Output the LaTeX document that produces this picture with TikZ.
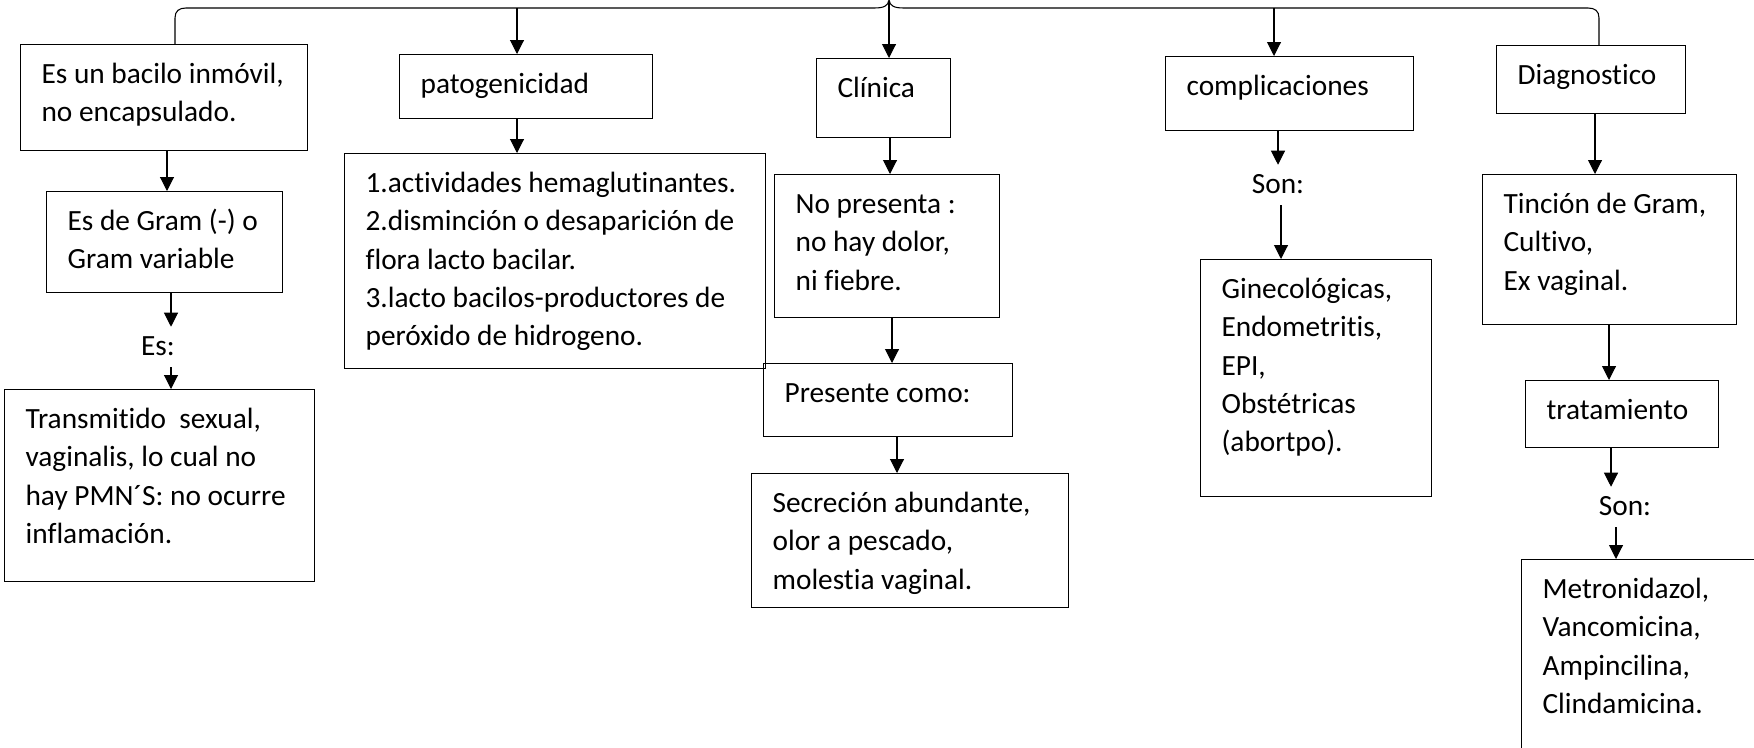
\documentclass[tikz,border=0pt]{standalone}
\usepackage{fontspec}
\setmainfont{Carlito}[Ligatures=NoCommon]
\usepackage{tikz}
\usetikzlibrary{arrows.meta,calc}
\newdimen\pxu \pxu=0.75pt
\newcommand{\pix}[1]{\the\dimexpr #1\pxu\relax}
\tikzset{
  caja/.style={rectangle, draw=black, line width=0.9pt, anchor=north west, inner sep=0pt,
    align=flush left, text height=\pix{39}, font=\fontsize{22pt}{28.7pt}\selectfont,
    execute at begin node={\leftskip=\pix{21}\relax}},
  etiq/.style={anchor=base, inner sep=0pt, text height=\pix{28}, text depth=\pix{12},
    font=\fontsize{22pt}{28.7pt}\selectfont},
  line/.style={draw, line width=0.8pt, -{Triangle[length=\pix{14},width=\pix{14}]}},
  corchete/.style={draw, line width=0.8pt},
}
\begin{document}
\begin{tikzpicture}[x=0.75pt,y=-0.75pt]
\useasboundingbox (0,0) rectangle (1754,747);
\clip (0,0) rectangle (1754,747);

  % top row
  \node[caja, text width=\pix{287}, text depth=\pix{67}] (bacilo) at (20,44) {Es un bacilo inmóvil,\\no encapsulado.};
  \node[caja, text width=\pix{253}, text depth=\pix{25}] (pato) at (399,54) {patogenicidad};
  \node[caja, text width=\pix{134}, text depth=\pix{40}] (clin) at (816,58) {Clínica};
  \node[caja, text width=\pix{248}, text depth=\pix{35}] (compl) at (1165,56) {complicaciones};
  \node[caja, text width=\pix{189}, text depth=\pix{29}] (diag) at (1496,45) {Diagnostico};

  \coordinate (rama1) at (517,8);
  \coordinate (punta) at (889,1);
  \coordinate (rama3) at (1274,8);
  \path[corchete] (bacilo.north -| 175,0) -- (175,18) .. controls (175,11) and (179,8) .. (186,8) -- (874,8)
    .. controls (884,8) and (888,6) .. (889,0) .. controls (890,6) and (894,8) .. (904,8) -- (1588,8)
    .. controls (1595,8) and (1599,11) .. (1599,18) -- (diag.north -| 1599,0);
  \path[line] (rama1) -- (rama1 |- pato.north);
  \path[line] (punta) -- (punta |- clin.north);
  \path[line] (rama3) -- (rama3 |- compl.north);

  % left column
  \node[caja, text width=\pix{236}, text depth=\pix{62}] (gram) at (46,191) {Es de Gram (-) o\\Gram variable};
  \node[etiq] (es) at (158,355) {Es:};
  \node[caja, text width=\pix{310}, text depth=\pix{153}] (trans) at (4,389) {Transmitido\ \ sexual,\\vaginalis, lo cual no\\hay PMN´S: no ocurre\\inflamación.};
  \path[line] (bacilo.south -| 167,0) -- (gram.north -| 167,0);
  \path[line] (gram.south -| 171,0) -- (es.north -| 171,0);
  \path[line] (es.south -| 171,0) -- (trans.north -| 171,0);

  % patogenicidad
  \node[caja, text width=\pix{421}, text depth=\pix{176}] (activ) at (344,153) {1.actividades hemaglutinantes.\\2.disminción o desaparición de\\flora lacto bacilar.\\3.lacto bacilos-productores de\\peróxido de hidrogeno.};
  \path[line] (pato.south -| 517,0) -- (activ.north -| 517,0);

  % clinica
  \node[caja, text width=\pix{225}, text depth=\pix{104}] (nopres) at (774,174) {No presenta :\\no hay dolor,\\ni fiebre.};
  \node[caja, text width=\pix{249}, text depth=\pix{34}] (pres) at (763,363) {Presente como:};
  \node[caja, text width=\pix{317}, text depth=\pix{95}] (secrec) at (751,473) {Secreción abundante,\\olor a pescado,\\molestia vaginal.};
  \path[line] (clin.south -| 890,0) -- (nopres.north -| 890,0);
  \path[line] (nopres.south -| 892,0) -- (pres.north -| 892,0);
  \path[line] (pres.south -| 897,0) -- (secrec.north -| 897,0);

  % complicaciones
  \node[etiq] (son1) at (1278,193) {Son:};
  \node[caja, text width=\pix{231}, text depth=\pix{198}] (gineco) at (1200,259) {Ginecológicas,\\Endometritis,\\EPI,\\Obstétricas\\(abortpo).};
  \path[line] (compl.south -| 1278,0) -- (son1.north -| 1278,0);
  \path[line] (son1.south -| 1281,0) -- (gineco.north -| 1281,0);

  % diagnostico
  \node[caja, text width=\pix{254}, text depth=\pix{111}] (tinc) at (1482,174) {Tinción de Gram,\\Cultivo,\\Ex vaginal.};
  \node[caja, text width=\pix{193}, text depth=\pix{28}] (trat) at (1525,380) {tratamiento};
  \node[etiq] (son2) at (1625,515) {Son:};
  \node[caja, text width=\pix{280}, text depth=\pix{200}] (metro) at (1521,559) {Metronidazol,\\Vancomicina,\\Ampincilina,\\Clindamicina.};
  \path[line] (diag.south -| 1595,0) -- (tinc.north -| 1595,0);
  \path[line] (tinc.south -| 1609,0) -- (trat.north -| 1609,0);
  \path[line] (trat.south -| 1611,0) -- (son2.north -| 1611,0);
  \path[line] (son2.south -| 1616,0) -- (metro.north -| 1616,0);
\end{tikzpicture}
\end{document}
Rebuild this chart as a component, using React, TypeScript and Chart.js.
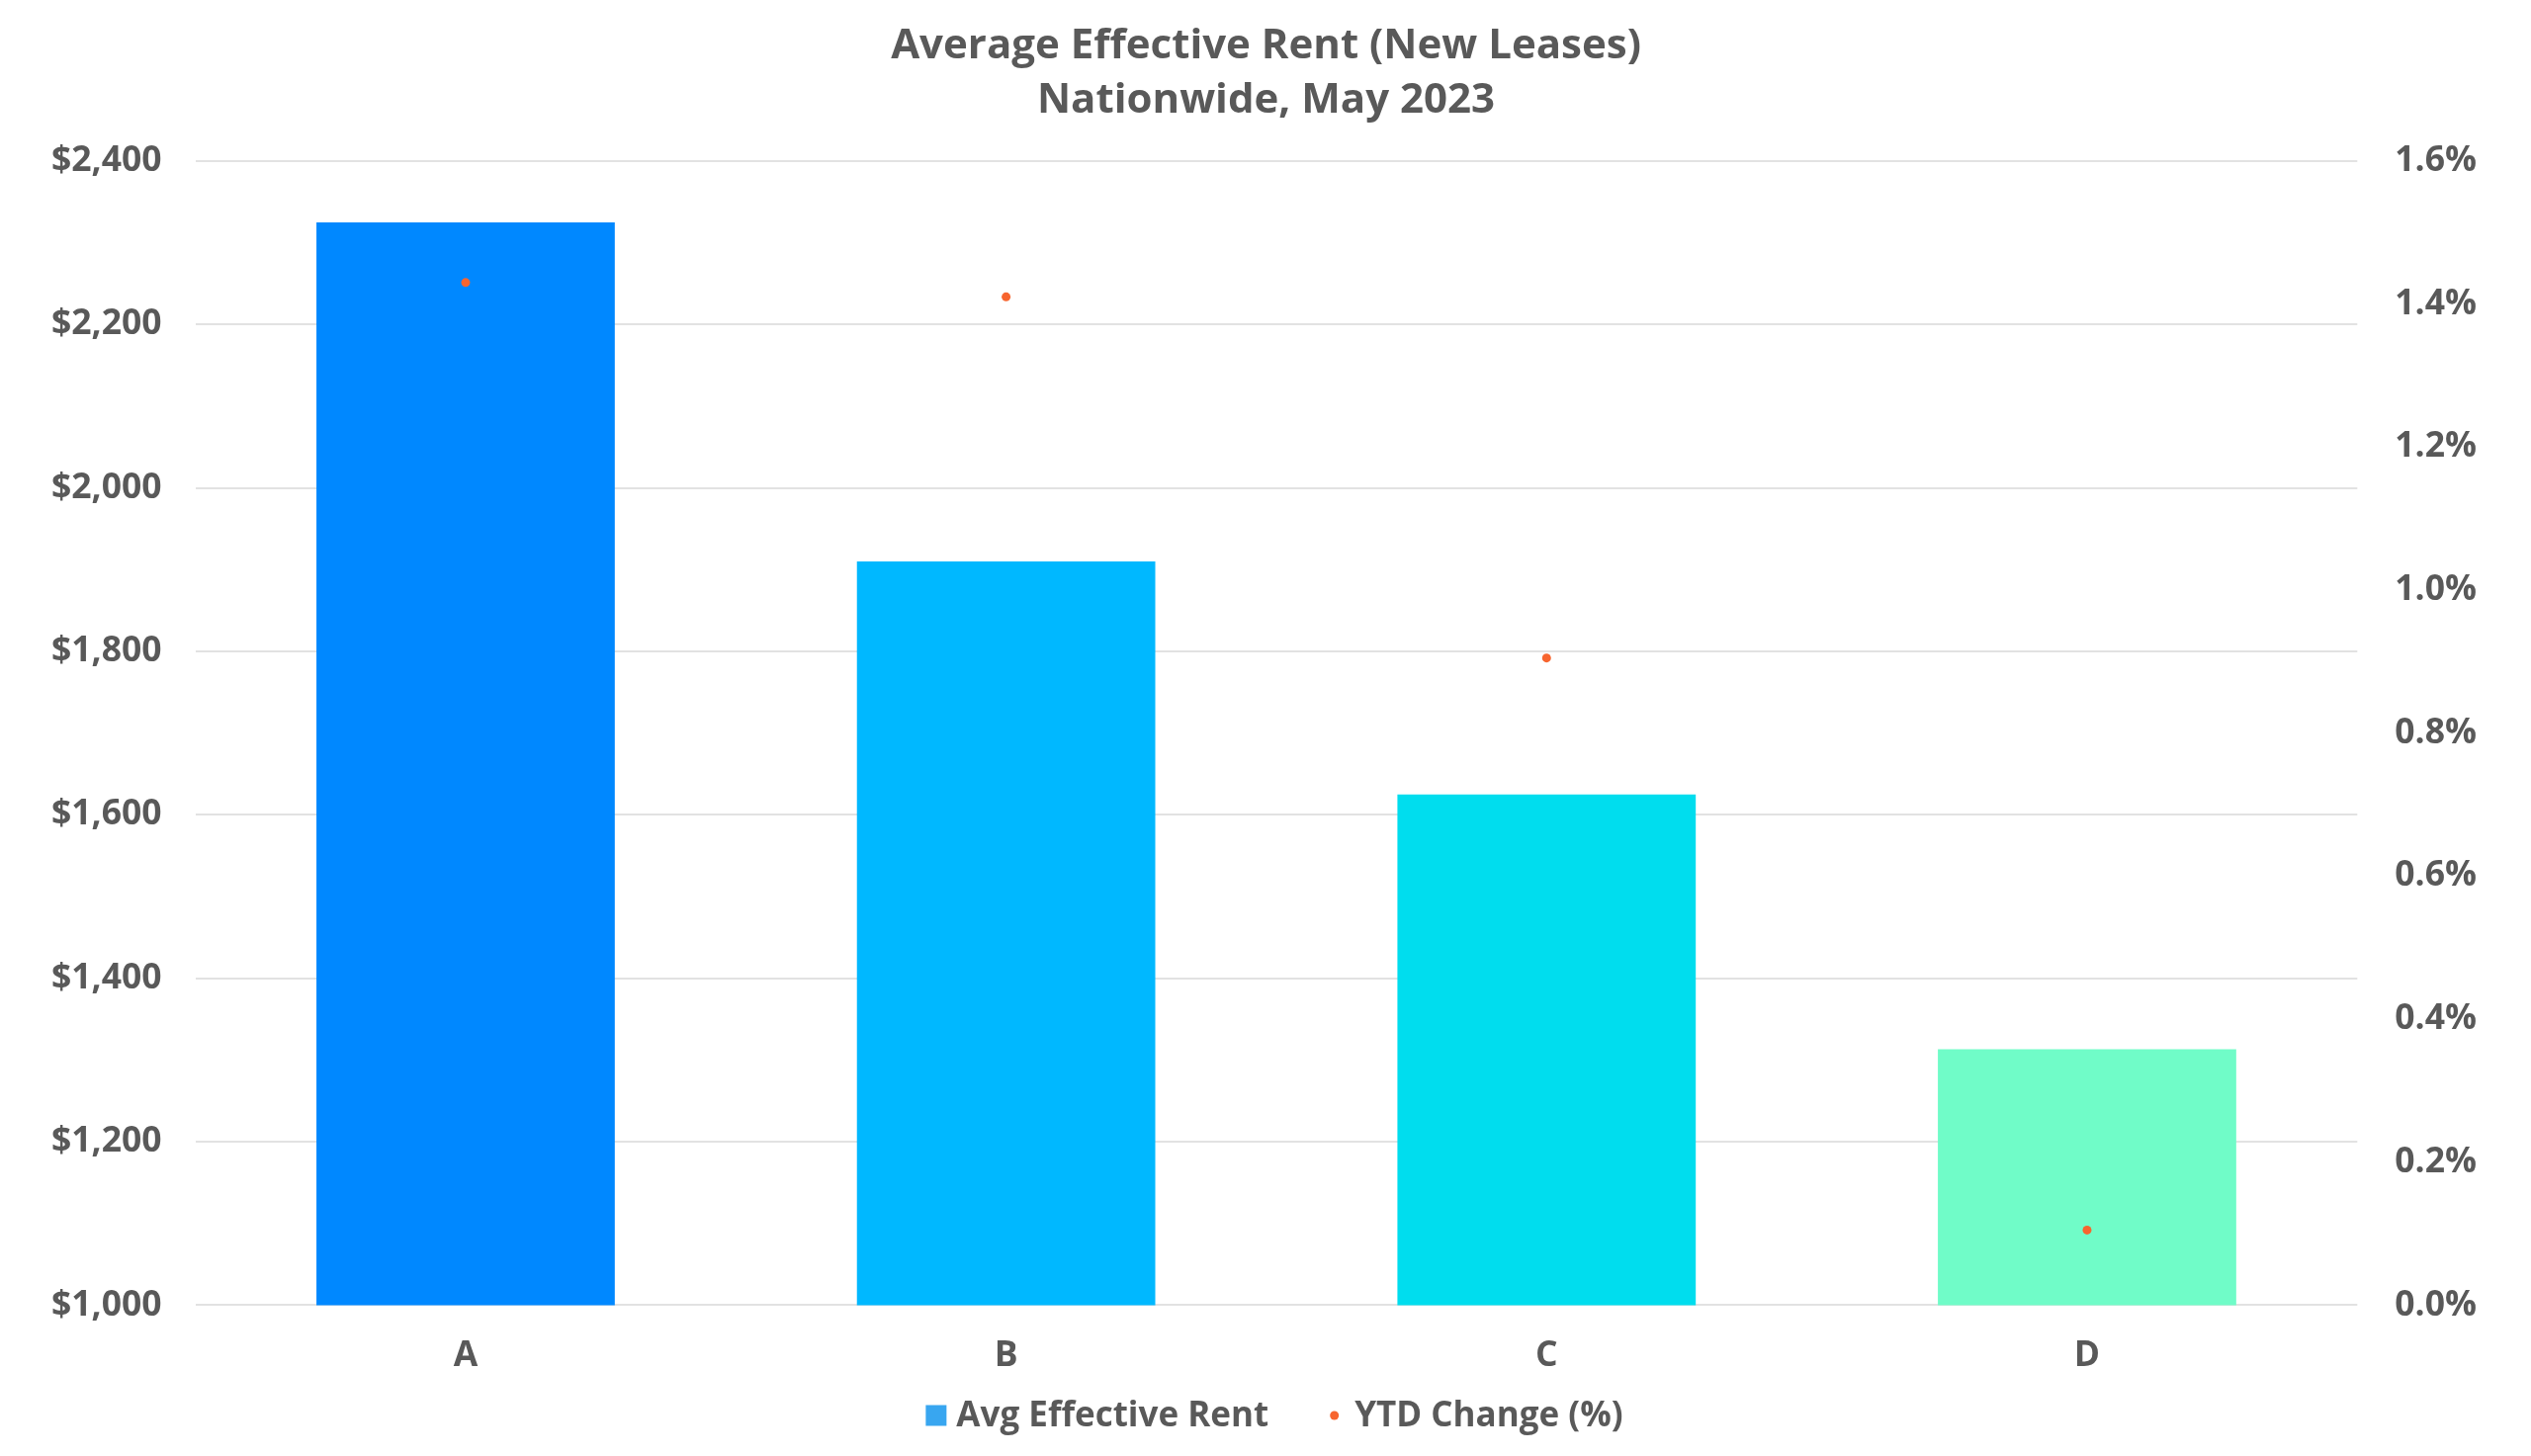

————————

• [Instructions for the task]: Reproduce the full listing faithfully, but do not carry over any pictures.

• [Problem solution]:
Output the LaTeX document that produces this picture with TikZ.
\documentclass[tikz,border=0pt]{standalone}
\usepackage{fontspec}
\setmainfont{Carlito}[Ligatures=NoCommon]
\usepackage{tikz}
\usetikzlibrary{arrows.meta,calc}
\newdimen\pxu \pxu=0.75pt
\newcommand{\pix}[1]{\the\dimexpr #1\pxu\relax}
\tikzset{
  caja/.style={rectangle, draw=black, line width=0.9pt, anchor=north west, inner sep=0pt,
    align=flush left, text height=\pix{39}, font=\fontsize{22pt}{28.7pt}\selectfont,
    execute at begin node={\leftskip=\pix{21}\relax}},
  etiq/.style={anchor=base, inner sep=0pt, text height=\pix{28}, text depth=\pix{12},
    font=\fontsize{22pt}{28.7pt}\selectfont},
  line/.style={draw, line width=0.8pt, -{Triangle[length=\pix{14},width=\pix{14}]}},
  corchete/.style={draw, line width=0.8pt},
}
\begin{document}
\begin{tikzpicture}[x=0.75pt,y=-0.75pt]
\useasboundingbox (0,0) rectangle (1754,747);
\clip (0,0) rectangle (1754,747);

  % top row
  \node[caja, text width=\pix{287}, text depth=\pix{67}] (bacilo) at (20,44) {Es un bacilo inmóvil,\\no encapsulado.};
  \node[caja, text width=\pix{253}, text depth=\pix{25}] (pato) at (399,54) {patogenicidad};
  \node[caja, text width=\pix{134}, text depth=\pix{40}] (clin) at (816,58) {Clínica};
  \node[caja, text width=\pix{248}, text depth=\pix{35}] (compl) at (1165,56) {complicaciones};
  \node[caja, text width=\pix{189}, text depth=\pix{29}] (diag) at (1496,45) {Diagnostico};

  \coordinate (rama1) at (517,8);
  \coordinate (punta) at (889,1);
  \coordinate (rama3) at (1274,8);
  \path[corchete] (bacilo.north -| 175,0) -- (175,18) .. controls (175,11) and (179,8) .. (186,8) -- (874,8)
    .. controls (884,8) and (888,6) .. (889,0) .. controls (890,6) and (894,8) .. (904,8) -- (1588,8)
    .. controls (1595,8) and (1599,11) .. (1599,18) -- (diag.north -| 1599,0);
  \path[line] (rama1) -- (rama1 |- pato.north);
  \path[line] (punta) -- (punta |- clin.north);
  \path[line] (rama3) -- (rama3 |- compl.north);

  % left column
  \node[caja, text width=\pix{236}, text depth=\pix{62}] (gram) at (46,191) {Es de Gram (-) o\\Gram variable};
  \node[etiq] (es) at (158,355) {Es:};
  \node[caja, text width=\pix{310}, text depth=\pix{153}] (trans) at (4,389) {Transmitido\ \ sexual,\\vaginalis, lo cual no\\hay PMN´S: no ocurre\\inflamación.};
  \path[line] (bacilo.south -| 167,0) -- (gram.north -| 167,0);
  \path[line] (gram.south -| 171,0) -- (es.north -| 171,0);
  \path[line] (es.south -| 171,0) -- (trans.north -| 171,0);

  % patogenicidad
  \node[caja, text width=\pix{421}, text depth=\pix{176}] (activ) at (344,153) {1.actividades hemaglutinantes.\\2.disminción o desaparición de\\flora lacto bacilar.\\3.lacto bacilos-productores de\\peróxido de hidrogeno.};
  \path[line] (pato.south -| 517,0) -- (activ.north -| 517,0);

  % clinica
  \node[caja, text width=\pix{225}, text depth=\pix{104}] (nopres) at (774,174) {No presenta :\\no hay dolor,\\ni fiebre.};
  \node[caja, text width=\pix{249}, text depth=\pix{34}] (pres) at (763,363) {Presente como:};
  \node[caja, text width=\pix{317}, text depth=\pix{95}] (secrec) at (751,473) {Secreción abundante,\\olor a pescado,\\molestia vaginal.};
  \path[line] (clin.south -| 890,0) -- (nopres.north -| 890,0);
  \path[line] (nopres.south -| 892,0) -- (pres.north -| 892,0);
  \path[line] (pres.south -| 897,0) -- (secrec.north -| 897,0);

  % complicaciones
  \node[etiq] (son1) at (1278,193) {Son:};
  \node[caja, text width=\pix{231}, text depth=\pix{198}] (gineco) at (1200,259) {Ginecológicas,\\Endometritis,\\EPI,\\Obstétricas\\(abortpo).};
  \path[line] (compl.south -| 1278,0) -- (son1.north -| 1278,0);
  \path[line] (son1.south -| 1281,0) -- (gineco.north -| 1281,0);

  % diagnostico
  \node[caja, text width=\pix{254}, text depth=\pix{111}] (tinc) at (1482,174) {Tinción de Gram,\\Cultivo,\\Ex vaginal.};
  \node[caja, text width=\pix{193}, text depth=\pix{28}] (trat) at (1525,380) {tratamiento};
  \node[etiq] (son2) at (1625,515) {Son:};
  \node[caja, text width=\pix{280}, text depth=\pix{200}] (metro) at (1521,559) {Metronidazol,\\Vancomicina,\\Ampincilina,\\Clindamicina.};
  \path[line] (diag.south -| 1595,0) -- (tinc.north -| 1595,0);
  \path[line] (tinc.south -| 1609,0) -- (trat.north -| 1609,0);
  \path[line] (trat.south -| 1611,0) -- (son2.north -| 1611,0);
  \path[line] (son2.south -| 1616,0) -- (metro.north -| 1616,0);
\end{tikzpicture}
\end{document}
Rebuild this chart as a component, using React, TypeScript and Chart.js.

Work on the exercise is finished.